IN RE ESTATE OF ARNSDORFF

Court of Appeals of Georgia (2005)

Facts

Issue

Holding — Ruffin, C.J.

Rule

Reasoning

Deep Dive: How the Court Reached Its Decision

Court's Discretion to Remove an Executor

The Court of Appeals of Georgia noted that a probate court holds the discretion to remove an executor when there is good cause, as established under Georgia law. This determination is typically made upon the petition of an interested party, like a beneficiary, or when the court identifies a reason that justifies such action. In this case, the court focused on the substantial evidence presented that illustrated Fred S. Clark's failures as executor of John Daniel Arnsdorff, Jr.'s estate. The court highlighted the inadequacy of Clark's accounting submission, which was both poorly organized and contained significant errors, indicating a lack of diligence in fulfilling his duties. The appellate court emphasized that the probate court's findings must be upheld unless they are deemed clearly erroneous, and in this instance, the findings were well-supported by the record. Based on these considerations, the court concluded that the probate court acted within its discretion in removing Clark as executor due to his clear breaches of fiduciary duty.

Breach of Fiduciary Duty

The court identified multiple breaches of fiduciary duty by Clark, which played a pivotal role in its decision to remove him as executor. These breaches included the failure to provide an adequate accounting of the estate's assets and the submission of documents that were not only unverified but also prepared by his staff without proper oversight. The trial court found that Clark’s accounting was excessively lengthy and complicated, containing errors that required significant additional work by certified public accountants to resolve. Additionally, Clark's actions led to delays in the administration of the estate, which further complicated the process and increased expenses. His mismanagement extended to filing an erroneous tax return, which he later amended, and taking improper deductions, which he acknowledged himself. Such conduct directly contravened the expectations of an executor, who is bound to act in the best interests of the estate and its beneficiaries, thus confirming the trial court's view that Clark's actions warranted removal.

Denial of Compensation

The court affirmed that the trial court had the authority to deny Clark compensation for his services as executor due to his breaches of fiduciary duty. Under Georgia law, an executor who fails in their obligations can be denied payment for their services, particularly when their misconduct results in harm to the estate or its beneficiaries. In this case, Clark had received over $79,000 in commissions, which the court found he was not entitled to keep given his detrimental actions. The court underscored that an executor cannot recover costs incurred while defending against accusations related to their own misconduct, which applied to Clark's situation. Much of Clark's billed time was spent addressing the allegations and defending himself in the removal proceedings, rather than on activities that benefitted the estate. The court thus concluded that the trial court's decision to order Clark's forfeiture of commissions was appropriate and legally justified based on the evidence of his misconduct.

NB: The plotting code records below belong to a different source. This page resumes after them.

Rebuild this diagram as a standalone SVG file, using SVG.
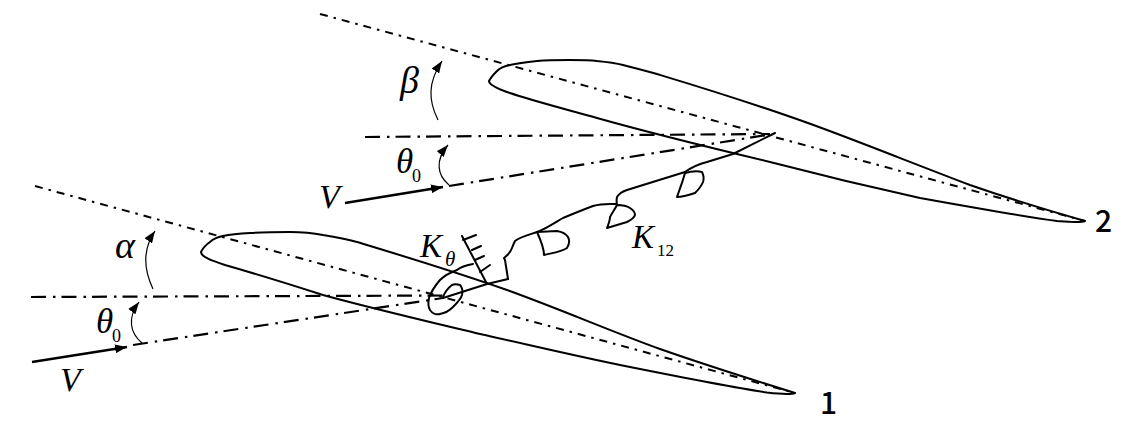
<svg xmlns="http://www.w3.org/2000/svg" width="1132" height="427" viewBox="0 0 1132 427">
<style>
.f{fill:none;stroke:#000;stroke-width:2;stroke-linejoin:round;stroke-linecap:round}
.d{fill:none;stroke:#000;stroke-width:2.2;stroke-dasharray:15 7 2.5 6}
.dt{fill:none;stroke:#000;stroke-width:2;stroke-dasharray:8 6 2.5 6}
.th{fill:none;stroke:#000;stroke-width:1.2}
.ar{fill:none;stroke:#000;stroke-width:2.4}
.m{font-family:"Liberation Serif",serif;font-style:italic;fill:#000}
.n{font-family:"Liberation Serif",serif;fill:#000}
.l{font-family:"Noto Sans CJK SC","Noto Sans",sans-serif;font-size:30px;font-weight:500;fill:#000}
</style>
<defs>
<marker id="a" markerUnits="userSpaceOnUse" markerWidth="13" markerHeight="10" refX="12" refY="5" orient="auto"><path d="M0 0.5L12 5L0 9.5Z" fill="#000"/></marker>
</defs>
<rect width="1132" height="427" fill="#fff"/>
<g id="connectors">
<path class="dt" d="M35 186L795 393"/>
<path class="dt" d="M320 14L1085 221"/>
<path class="d" d="M31 297L445 295.500"/>
<path class="d" d="M365 137L770 134"/>
<path class="d" d="M133 345L443 298"/>
<path class="d" d="M449 186L773 134"/>
<path class="ar" marker-end="url(#a)" d="M32 362L127 347"/>
<path class="ar" marker-end="url(#a)" d="M345 203L443 187"/>
<path class="th" marker-end="url(#a)" d="M153 289C144 270 142 250 155 231"/>
<path class="th" marker-end="url(#a)" d="M142 343C130 333 127 318 139 302"/>
<path class="th" marker-end="url(#a)" d="M438 120C428 100 428 82 442 61"/>
<path class="th" marker-end="url(#a)" d="M449 185C437 175 435 160 448 145"/>
</g>
<g id="airfoil-1">
<path class="f" d="M201 252C203 248 207 244 210 242C214 238 218 237 223 236C232 234 240 233.500 250 233C265 232 278 232 290 232C303 232 313 233 323 235C335 237 346 239 357 242C400 255 450 270 507 290C560 309 610 331 660 349C700 363 750 379 795 393C790 395 780 394 767 392.500C730 387 680 377 630 367C580 357 530 345 480 334C430 322 370 308 323 295C295 286 260 275 225 265C213 261 201 257 201 252Z"/>
</g>
<g id="airfoil-2">
<path class="f" d="M489 81C491 77 494 74 497 71C501 67 505 66 510 65C519 63 528 62 537 61C548 60 560 60 570 60C580 60 589 60 597 61C607 62 615 63 623 65C635 68 646 71 657 74C700 87 760 105 827 130C870 146 920 166 970 185C1010 199 1050 211 1085 221C1080 223 1070 222 1057 221C1020 216 970 207 920 198C870 187 820 175 770 162C720 150 650 133 597 118C565 109 530 100 510 93C498 89 489 85 489 81Z"/>
</g>
<g id="spring-torsion">
<path class="f" d="M473 264C466 265 461 267 457 270C449 273 444 276 440 280C434 287 431 292 429 298C428 303 428 307 430 310C432 313 436 315 440 314C446 313 450 310 453 307C458 302 461 299 462 295C463 290 462 287 460 285C457 284 454 284 452 285C448 288 445 292 443 297"/>
<path class="f" d="M443 298L487 284L508 279"/>
<path class="f" d="M462 236L487 284"/>
<path class="f" d="M463 240L476 235M472 250L481 246M475 260L484 256M480 272L490 265"/>
</g>
<g id="spring-coupling">
<path class="f" d="M508 279L505 260L504 258C508 255 511 251 512 248C513 245 514 243 515 241C520 237 528 235 537 232C544 230 553 224 563 218C575 213 585 209 593 206C600 204 606 204 610 204L617 204C616 200 617 198 617 197C620 192 624 191 627 190L685 172C692 167 699 164 707 162L733 154L775 133"/>
<path class="f" d="M537 232L557 231C563 232 566 234 568 237C570 241 569 245 567 248C561 252 552 253 544 255C544 249 542 243 537 232Z"/>
<path class="f" d="M617 205C623 205 627 206 630 208C633 210 635 212 635 215C634 218 631 220 627 222L607 228C609 223 610 220 610 217C612 213 615 209 617 205Z"/>
<path class="f" d="M685 173C692 171 698 171 702 172C704 176 704 179 703 182C701 187 698 190 695 193C689 195 683 197 677 197C679 191 682 184 685 173Z"/>
</g>
<g id="labels">
<text class="m" x="115" y="258" font-size="38">α</text>
<text class="m" x="96" y="333" font-size="35">θ</text>
<text class="n" x="112" y="342" font-size="18">0</text>
<text class="m" x="60" y="391" font-size="34">V</text>
<text class="m" x="400" y="93" font-size="38">β</text>
<text class="m" x="396" y="173" font-size="35">θ</text>
<text class="n" x="412" y="182" font-size="18">0</text>
<text class="m" x="319" y="208" font-size="34">V</text>
<text class="m" x="420" y="257" font-size="33">K</text>
<text class="m" x="445" y="266" font-size="21">θ</text>
<text class="m" x="632" y="248" font-size="33">K</text>
<text class="n" x="657" y="256" font-size="17">12</text>
<text class="l" x="820" y="414">1</text>
<text class="l" x="1095" y="232">2</text>
</g>
</svg>
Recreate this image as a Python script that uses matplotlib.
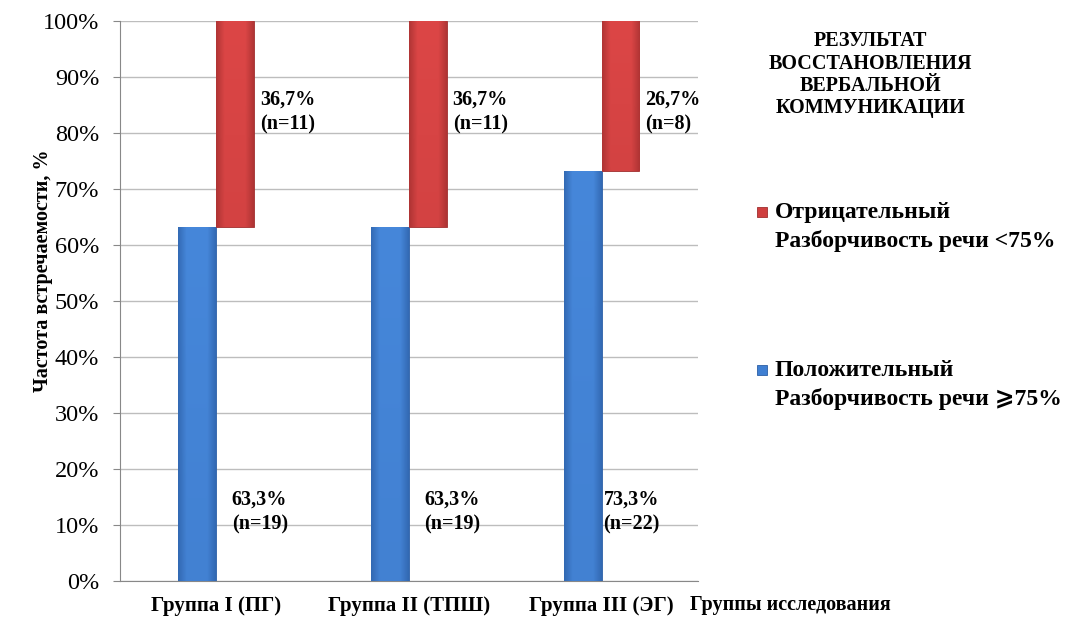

Relevance of Prior Case Law

In its decision, the court distinguished this case from the precedent set in Bryan v. Granade, where an attorney's prior misconduct did not bar him from receiving fees for distinct and severable services rendered before his appointment as administrator. The court clarified that, unlike the attorney in Bryan, all of Clark's claimed compensation was directly tied to his duties as executor, where he failed to perform adequately. This distinction was crucial because it reinforced the principle that an executor's entitlement to compensation is contingent upon their adherence to fiduciary duties. The court's reliance on previous case law underlined the consistent application of the principle that misconduct directly related to the administration of the estate can result in the denial of compensation, thus supporting the probate court's decision.

Conclusion of the Court

Ultimately, the Court of Appeals affirmed the probate court's removal of Clark as executor and the order for him to repay the fees he had previously received. The court's reasoning was grounded in the significant evidence of Clark's breaches of fiduciary duty, which included submitting an inadequate accounting, filing erroneous tax returns, and causing delays that harmed the estate's value. The appellate court concluded that the probate court's actions were justified and within its discretion, reflecting the legal standards concerning an executor's responsibilities. By upholding the trial court’s decision, the Court of Appeals reinforced the expectation that executors must manage estates with care and diligence, further emphasizing the legal consequences of failing to meet such obligations. The ruling served as a reminder of the fiduciary duties inherent in estate management and the accountability executors have towards beneficiaries.